Note: This post is a stream-of-consciousness writing, excuse the poor organization. I’ll add more details and rewrite when I have time. I was hesitant to post this project at all because I’m lazy/busy and I don’t want to spend the time documenting my work. BUT someone might find this interesting, and I don’t know of any similar project so maybe someone can use my stuff and make something better.
Project Background:
To my knowledge there doesn’t seem to exist a fully open-source Discord Music bot that supports voice commands.
Specifically, one that fits the following requirements:
- Open source
- No subscription fee
- Self-hostable
- Does not call external APIs to perform voice transcription (google voice, etc)
This is a continuation of an ongoing project I’ve worked on-and-off, you can check out the source code here:
It’s written in javascript (nodejs) and calls Mozilla’s Deepspeech Voice Transcription model to run inference and decode voice commands.
In no specific priority or order, my goal for this Devember is to complete the following:
-
Move deployment from a free Heroku instance to a Linode instance and compare performance.
Right now, it auto-deploys to a free Heroku instance (see Github actions). While this solution is completely free, it unfortunately hits the small Heroku resource limit really quickly because how I’ve written the inference routine is inefficient.
-
Make the voice-to-text inference routine more efficient.
I think there’s a point of diminishing returns when it comes to re-training this specific model and the performance gain. My field is not in voice recognition, so there could be some knowledge gap I have concerning implementing the Deepspeech library.
I found guy’s videos
- I Built a Personal Speech Recognition System for my AI Assistant - YouTube
- youtube.com/watch?v=ob0p7G2QoHA
I haven’t gone through his stuff but if there’s a performance gain to be had in retraining I think I’ll start here.

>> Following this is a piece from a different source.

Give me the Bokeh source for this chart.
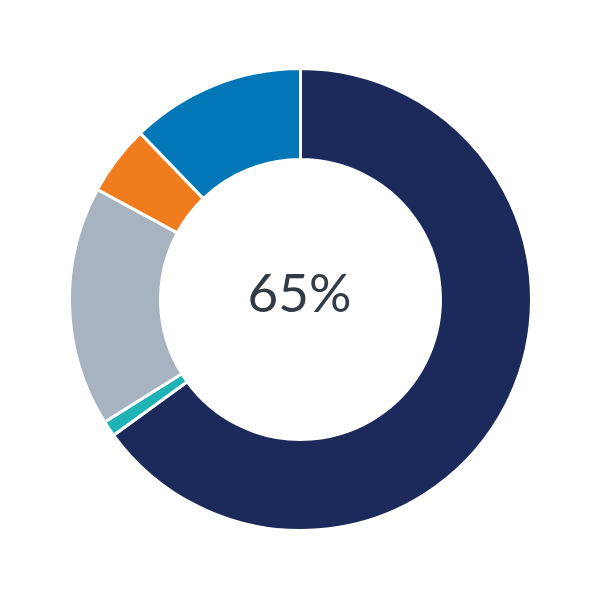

This is a better explanation on how the Deepspeech architecture works, Speech Recognition — Deep Speech, CTC, Listen, Attend, and Spell | by Jonathan Hui | Medium
But specifically concerning inference, the Deepspeech nodejs library takes in a waveform, sends it to the model, then the model returns a probability over the alphabet by doing a sliding window sample over the waveform (% this part of the waveform is “a”, % this part of the waveform is “b”, etc…). Also at some point I think it does a beam-search across all the probability vectors it calculates and chooses the highest one.
That aspect is just background context but we don’t actually need to go too deep in understanding to implement it. At the end of the day, the end output of the system is a string of letters, but the Deepspeech github notes there’s a statistical bias to north-american english accents due to the dataset. To correct this, I did a little work-around; from the transcribed string I calculate the minimum-edit distance (levenshtein distance) to a dictionary of trigger words, and if the edit distance is less than maybe 3 then I call it close enough and run that command. Here’s an example in the code: musicbot/main.js at 1c327621112552e9f7d3002d44b98dc92376579a · khlam/musicbot · GitHub
On the above line, if the edit distance from the transcription to “skipsong” is LEQ to 3, then it’ll return true and call the skip song function.
I think the whole sub-call starting here github.com/khlam/musicbot/blob/1c327621112552e9f7d3002d44b98dc92376579a/main.js#L36
can be made more efficient. Right now if it’s in a voice channel it constantly listens to everyone talking which quickly consumes the free Heroku server’s resources.
- Document everything. I haven’t given much serious effort in explaining how the code works, deploy the system, or how to setup a google spreadsheet for custom voice commands.
Thank you for reading this messy stream of consciousness post, I’ll be updating this on my progress.